The focus is inbound: content strategy, email programs, SEO foundations, and the automation that makes it sustainable. I also handle paid media (search, social) and full rebrands when the situation calls for it. The principle is the same either way: build something that works for your organization specifically, not a template applied from the outside.
It's also for organizations that need a clear-eyed outside perspective before spending the budget on a new CRM, an email program, a website rebuild, or a content strategy.
What I bring to this work is a decade of running marketing functions inside real organizations: managing $750,000 global marketing budgets, building HubSpot lead-scoring and attribution systems, growing qualified lead volume 30% in a quarter, running paid search and social campaigns, and leading full rebrands from strategy through execution.
Who it's for
Mid-size nonprofit marketing teams with real technology (HubSpot, Salesforce, Mailchimp with automation) that nobody on staff can configure or interpret. Organizations whose tech stack was set up by someone who left. Executive Directors who want an honest recommendation, not a vendor pitch, before making a digital investment. Solo practitioners who need a marketing strategy that fits their practice, not a content calendar template.
What it produces
Depends on the engagement. Common outputs include:
- Inbound content strategy: pillars, channels, cadence, and the first 90 days of output
- Email program design: welcome sequences, newsletters, automated nurture flows
- HubSpot or CRM setup, lead-scoring logic, and campaign attribution
- Paid search or paid social campaigns: scoped to your budget and capacity, with honest guidance on when it's worth it and when it isn't
- Marketing audit: what you have, what it's doing, what it should be doing, with prioritized recommendations
- Rebrand strategy: positioning, messaging, and the brief that guides visual execution
- Ongoing advisory: monthly or quarterly check-ins to keep the system working as the organization changes
How it works
- A diagnostic conversation. What you have, what it's doing, what you need it to do.
- A written assessment with specific, prioritized recommendations. Not a list of upsells, not a 40-page slide deck.
- Implementation support for what you decide to build: hands-on configuration, not documentation hand-off.
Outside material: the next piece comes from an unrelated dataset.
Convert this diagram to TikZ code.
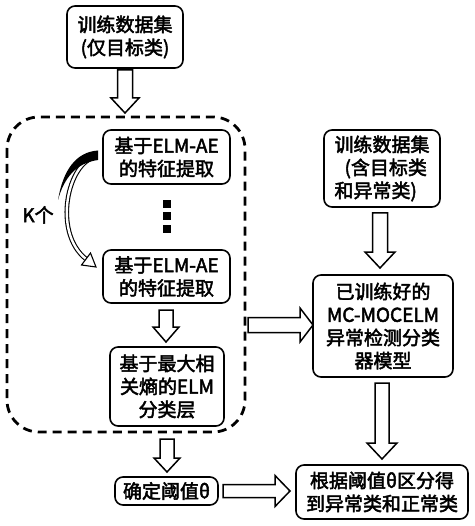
\documentclass[tikz,border=0pt]{standalone}
\usepackage{fontspec}
\setmainfont{Noto Sans CJK SC}[AutoFakeBold=2.5]
\usetikzlibrary{calc}
\newcommand\dnarrow[6]{% cx, ytop, ytip, shaft half, head half, head len
  \draw[barrow] ({#1-#4},#2) -- ({#1+#4},#2) -- ({#1+#4},{#3-#6}) -- ({#1+#5},{#3-#6}) -- (#1,#3)
    -- ({#1-#5},{#3-#6}) -- ({#1-#4},{#3-#6}) -- cycle;}
\newcommand\rtarrow[6]{% cy, xstart, xtip, shaft half, head half, head len
  \draw[barrow] (#2,{#1-#4}) -- (#2,{#1+#4}) -- ({#3-#6},{#1+#4}) -- ({#3-#6},{#1+#5}) -- (#3,#1)
    -- ({#3-#6},{#1-#5}) -- ({#3-#6},{#1-#4}) -- cycle;}
\begin{document}
\begin{tikzpicture}[x=1pt,y=-1pt,
  every node/.style={font=\fontsize{19pt}{23pt}\selectfont\bfseries},
  box/.style={draw, rounded corners=8pt, line width=1.6pt, align=center, inner sep=0pt},
  barrow/.style={draw, line width=1.5pt, fill=white, line join=miter},
  dots/.style={fill=black}]
\useasboundingbox (0,0) rectangle (474,526);

% dashed group
\draw[line width=2.8pt, dash pattern=on 9pt off 6pt, rounded corners=32pt] (7,117) rectangle (245,432);

\node[box, minimum width=116pt, minimum height=62pt] (A) at (125,37) {训练数据集\\(仅目标类)};
\node[box, minimum width=127pt, minimum height=54pt] (B1) at (166.5,157) {基于ELM-AE\\的特征提取};
\node[box, minimum width=127pt, minimum height=53pt] (B2) at (166.5,276.5) {基于ELM-AE\\的特征提取};
\node[box, minimum width=114pt, minimum height=79pt] (C) at (167,386.5) {基于最大相\\关熵的ELM\\分类层};
\node[box, minimum width=103pt, minimum height=28pt] (D) at (166.5,491) {确定阈值θ};
\node[box, minimum width=116pt, minimum height=77pt, align=left] (E) at (382,168.5) {训练数据集\\\hspace*{10pt}(含目标类\\和异常类)};
\node[box, minimum width=140pt, minimum height=102pt] (F) at (383,326) {已训练好的\\MC-MOCELM\\异常检测分类\\器模型};
\node[box, minimum width=172pt, minimum height=54pt] (G) at (382,492) {根据阈值θ区分得\\到异常类和正常类};

% dots
\fill[dots] (163,200) rectangle (171,208);
\fill[dots] (163,212.5) rectangle (171,220.5);
\fill[dots] (163,225) rectangle (171,233);

% block arrows
\dnarrow{125}{70}{113}{7.5}{14}{15}
\dnarrow{166}{310}{342}{7}{13}{15}
\dnarrow{167}{439}{472}{7}{13}{14}
\dnarrow{380}{213}{268}{7.5}{15}{16}
\dnarrow{382}{383}{459}{7}{15}{16}
\rtarrow{325}{248}{313}{7.5}{17}{13}
\rtarrow{491}{223}{290}{6.5}{15.5}{15}

% curved K arrow
\coordinate (k0) at ($(B1.west)+(-6,0)$);
\coordinate (k3) at (86,259);
\draw[line width=1.1pt, double=white, double distance=2.4pt] (k0) .. controls (68,161) and (52,232) .. (k3);
\fill[black] (98,150.5) .. controls (76,152) and (63,170) .. (58,200) .. controls (64,178) and (76,163) .. (98,160) -- cycle;
\draw[barrow, line width=1.1pt] (81.5,265) -- (96,267) -- (90.5,253) -- cycle;
\node (K) at (38,215) {K个};
\end{tikzpicture}
\end{document}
- Ongoing advisory as needed. The relationship is more useful if it continues than if it ends at delivery.
Proof
HubSpot lead-scoring and attribution modeling at TopSource Worldwide (180+ countries, $750K budget, 30% quarterly MQL growth). Email marketing at Dental Lifeline Network (24,000-subscriber network, 24 state-specific campaigns, +20% click rates). Google Ad Grant activation for WorldDenver ($10,000/month in free advertising, new audience acquisition).
Common questions
- Do you set up HubSpot or only use it when a client already has it?
-
Both. New HubSpot implementations, rebuilds of existing instances that nobody knows how to operate, and ongoing lead-scoring and attribution work.
- Can you run paid search or paid social for us?
-
Yes, scoped to your budget. If the budget or the goal does not justify paid media, I will tell you that rather than take the work.
- What is a marketing audit?
-
A written review of what you have, what it is doing, what it should be doing, and which changes would move the most. No upsell list, no 40-page deck.
- Do you do fractional marketing leadership?
-
Yes, on a monthly retainer with capped hours. Good for organizations that need senior marketing thinking without the cost of a full-time hire.